The theme of the work should be, "An authentically lived experience from the year 2020, a time that is 'No Longer and Not Yet' ". The project was developed as a collaboration between Goethe Pop Up Seattle and Ken Winnick at Visual Cognetics, with additional support from 4Culture of King County, WA.
This Art Call is based on the thinking of Hannah Arendt and Vilém Flusser (although, knowledge of either of these two thinkers is not a requirement for artists to submit). Learn more about Arendt, Flusser, and their ties to this art project below.
For more details and application please visit their website.
Please note that the digital call for 3D works is a worldwide call. The 3D artwork will be displayed as still photographs and video, on a high-resolution display in a sidewalk viewable gallery space.

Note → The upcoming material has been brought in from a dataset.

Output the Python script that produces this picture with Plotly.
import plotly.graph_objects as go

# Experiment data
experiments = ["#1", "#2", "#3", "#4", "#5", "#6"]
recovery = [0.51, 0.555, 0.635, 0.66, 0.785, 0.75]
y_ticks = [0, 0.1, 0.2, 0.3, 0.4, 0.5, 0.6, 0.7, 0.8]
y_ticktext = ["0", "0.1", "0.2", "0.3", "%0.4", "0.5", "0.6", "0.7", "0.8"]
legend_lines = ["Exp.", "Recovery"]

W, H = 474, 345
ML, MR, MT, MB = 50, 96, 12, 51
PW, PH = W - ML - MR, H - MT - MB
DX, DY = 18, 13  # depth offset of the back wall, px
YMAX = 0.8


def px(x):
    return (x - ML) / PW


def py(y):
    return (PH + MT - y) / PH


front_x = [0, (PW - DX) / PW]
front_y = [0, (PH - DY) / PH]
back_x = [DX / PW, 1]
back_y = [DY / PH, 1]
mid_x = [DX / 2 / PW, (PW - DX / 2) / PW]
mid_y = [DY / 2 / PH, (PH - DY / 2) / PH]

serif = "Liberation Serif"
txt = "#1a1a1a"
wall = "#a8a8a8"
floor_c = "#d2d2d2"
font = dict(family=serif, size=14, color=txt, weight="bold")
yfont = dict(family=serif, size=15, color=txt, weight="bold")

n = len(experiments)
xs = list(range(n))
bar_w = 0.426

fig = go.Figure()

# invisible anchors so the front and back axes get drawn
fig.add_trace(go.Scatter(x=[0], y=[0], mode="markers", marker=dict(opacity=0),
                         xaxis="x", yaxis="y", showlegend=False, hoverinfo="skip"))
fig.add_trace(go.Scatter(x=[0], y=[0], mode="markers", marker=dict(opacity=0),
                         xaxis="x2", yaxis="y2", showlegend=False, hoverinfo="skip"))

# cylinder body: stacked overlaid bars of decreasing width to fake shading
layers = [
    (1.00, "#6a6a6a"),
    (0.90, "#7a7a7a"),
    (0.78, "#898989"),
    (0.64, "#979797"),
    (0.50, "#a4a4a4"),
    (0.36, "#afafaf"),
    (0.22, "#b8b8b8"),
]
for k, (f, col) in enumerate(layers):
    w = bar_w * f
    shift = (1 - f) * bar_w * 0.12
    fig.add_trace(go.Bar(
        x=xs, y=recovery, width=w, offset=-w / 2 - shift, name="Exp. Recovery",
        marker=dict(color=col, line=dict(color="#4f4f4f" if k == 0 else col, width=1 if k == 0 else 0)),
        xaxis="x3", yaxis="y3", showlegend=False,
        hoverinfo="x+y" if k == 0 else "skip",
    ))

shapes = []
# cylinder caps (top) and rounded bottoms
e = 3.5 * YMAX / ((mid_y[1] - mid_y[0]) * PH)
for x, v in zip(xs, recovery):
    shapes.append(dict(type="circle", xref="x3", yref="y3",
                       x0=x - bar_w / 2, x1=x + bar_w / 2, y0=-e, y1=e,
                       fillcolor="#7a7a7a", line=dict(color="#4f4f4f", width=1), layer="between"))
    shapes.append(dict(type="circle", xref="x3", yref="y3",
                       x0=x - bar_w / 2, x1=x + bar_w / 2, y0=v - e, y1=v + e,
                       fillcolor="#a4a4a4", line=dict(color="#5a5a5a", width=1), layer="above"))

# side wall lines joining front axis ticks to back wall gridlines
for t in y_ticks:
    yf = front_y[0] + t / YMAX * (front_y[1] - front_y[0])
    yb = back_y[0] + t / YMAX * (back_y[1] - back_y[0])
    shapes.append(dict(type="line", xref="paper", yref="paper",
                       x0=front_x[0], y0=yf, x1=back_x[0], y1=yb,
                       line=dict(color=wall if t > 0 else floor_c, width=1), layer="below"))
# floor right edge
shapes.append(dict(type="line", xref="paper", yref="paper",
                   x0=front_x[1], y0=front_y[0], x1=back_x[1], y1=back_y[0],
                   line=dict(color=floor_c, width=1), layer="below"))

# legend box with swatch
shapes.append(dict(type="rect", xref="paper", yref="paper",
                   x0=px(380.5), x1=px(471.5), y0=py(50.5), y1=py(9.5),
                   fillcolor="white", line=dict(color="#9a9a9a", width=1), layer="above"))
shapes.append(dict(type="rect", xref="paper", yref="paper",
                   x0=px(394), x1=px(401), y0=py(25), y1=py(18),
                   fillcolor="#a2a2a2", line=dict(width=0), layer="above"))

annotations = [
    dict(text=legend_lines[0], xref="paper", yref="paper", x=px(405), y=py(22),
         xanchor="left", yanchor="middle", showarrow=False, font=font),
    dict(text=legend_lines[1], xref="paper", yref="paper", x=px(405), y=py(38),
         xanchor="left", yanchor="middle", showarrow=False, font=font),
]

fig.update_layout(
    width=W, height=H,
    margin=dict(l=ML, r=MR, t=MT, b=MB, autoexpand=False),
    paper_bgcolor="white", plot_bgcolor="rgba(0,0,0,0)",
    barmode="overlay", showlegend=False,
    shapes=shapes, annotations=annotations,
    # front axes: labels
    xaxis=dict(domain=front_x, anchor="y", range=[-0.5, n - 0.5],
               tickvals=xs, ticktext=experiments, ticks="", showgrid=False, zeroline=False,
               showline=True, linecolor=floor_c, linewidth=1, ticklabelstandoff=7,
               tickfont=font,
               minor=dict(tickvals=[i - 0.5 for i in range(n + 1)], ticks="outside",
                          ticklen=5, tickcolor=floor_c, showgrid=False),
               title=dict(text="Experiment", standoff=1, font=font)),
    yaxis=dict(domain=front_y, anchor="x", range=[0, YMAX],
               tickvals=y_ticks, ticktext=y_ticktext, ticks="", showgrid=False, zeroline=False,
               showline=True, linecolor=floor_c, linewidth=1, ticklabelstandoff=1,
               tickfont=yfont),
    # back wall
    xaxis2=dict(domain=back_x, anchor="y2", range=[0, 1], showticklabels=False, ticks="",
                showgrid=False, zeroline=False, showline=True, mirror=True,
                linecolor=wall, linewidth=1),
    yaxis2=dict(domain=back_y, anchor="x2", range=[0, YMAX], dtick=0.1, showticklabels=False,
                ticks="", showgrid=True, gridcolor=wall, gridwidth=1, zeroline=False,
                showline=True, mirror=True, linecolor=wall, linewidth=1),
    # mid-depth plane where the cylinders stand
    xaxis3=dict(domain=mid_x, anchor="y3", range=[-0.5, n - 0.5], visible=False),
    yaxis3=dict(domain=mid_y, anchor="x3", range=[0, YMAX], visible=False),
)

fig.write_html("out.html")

Selected works will also be on a Vimeo display, hosted on the Goethe Institut site.
Take a look attheUnsettling the Apparatus Archive, where five speakers discuss questions about seeing, thinking, politics, and art in our common world through the work of Arendt and Flusser. If you attended the WCGS Grimm 2020 lecture, you will recognize one speaker, Dr. Samantha Rose Hill, as she talks about images and where they exist in our thoughts.
About the Art Call from Ken Winnick:
Philosophical Background: Overall, the project was (and is) an experiment in, firstly, exploring how ideas might motivate and educate artists … especially ideas that are grounded in real and empirical truth, and secondly, how art and an art show might then be used to push back against the societal patterns warned about by Arendt and Flusser. You could say that it is activist art, but mostly I think the entire project is an artistic experiment in and of itself. The theme of “archives” permeates the project, and it’s worth noting that the outcome of this project, the art show itself, will be “an archive of true and lived experiences, represented in physical form, from the year 2020”.

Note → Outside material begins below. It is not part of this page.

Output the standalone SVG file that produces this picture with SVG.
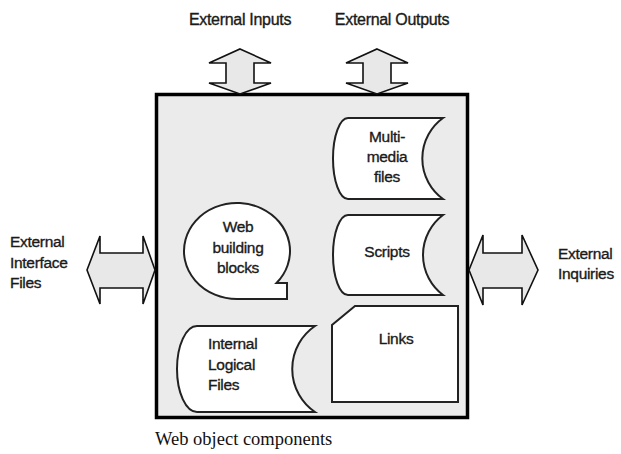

Motivation:As we went through the distillation process… from “ideas” to “art”… two concepts remained in the final call. One was the Arendtian concept of the importance of building a common world, based on actual experience, and the durability of this world thanks to art and culture. The second was from Flusser, and what I perceived as a warning to “not be deceived” by the technical image. That is, to understand that the images we see in the telematic are not the real world, but only a distorted (or even manipulated) version of the real world. And on top of that, “we the people” innately have “a desire to be deceived” (it’s easier than thinking).
And so, in attempting to incorporate these two themes, the show asks artists to reflect on their “real, true and lived experiences”, as apart from online mediated experiences, and to attempt a representation of that in their art. The common world that we’ll create is through sharing and discussing of these objects, at the art opening on Zoom… or on the street as these are viewed by groups of people, and online.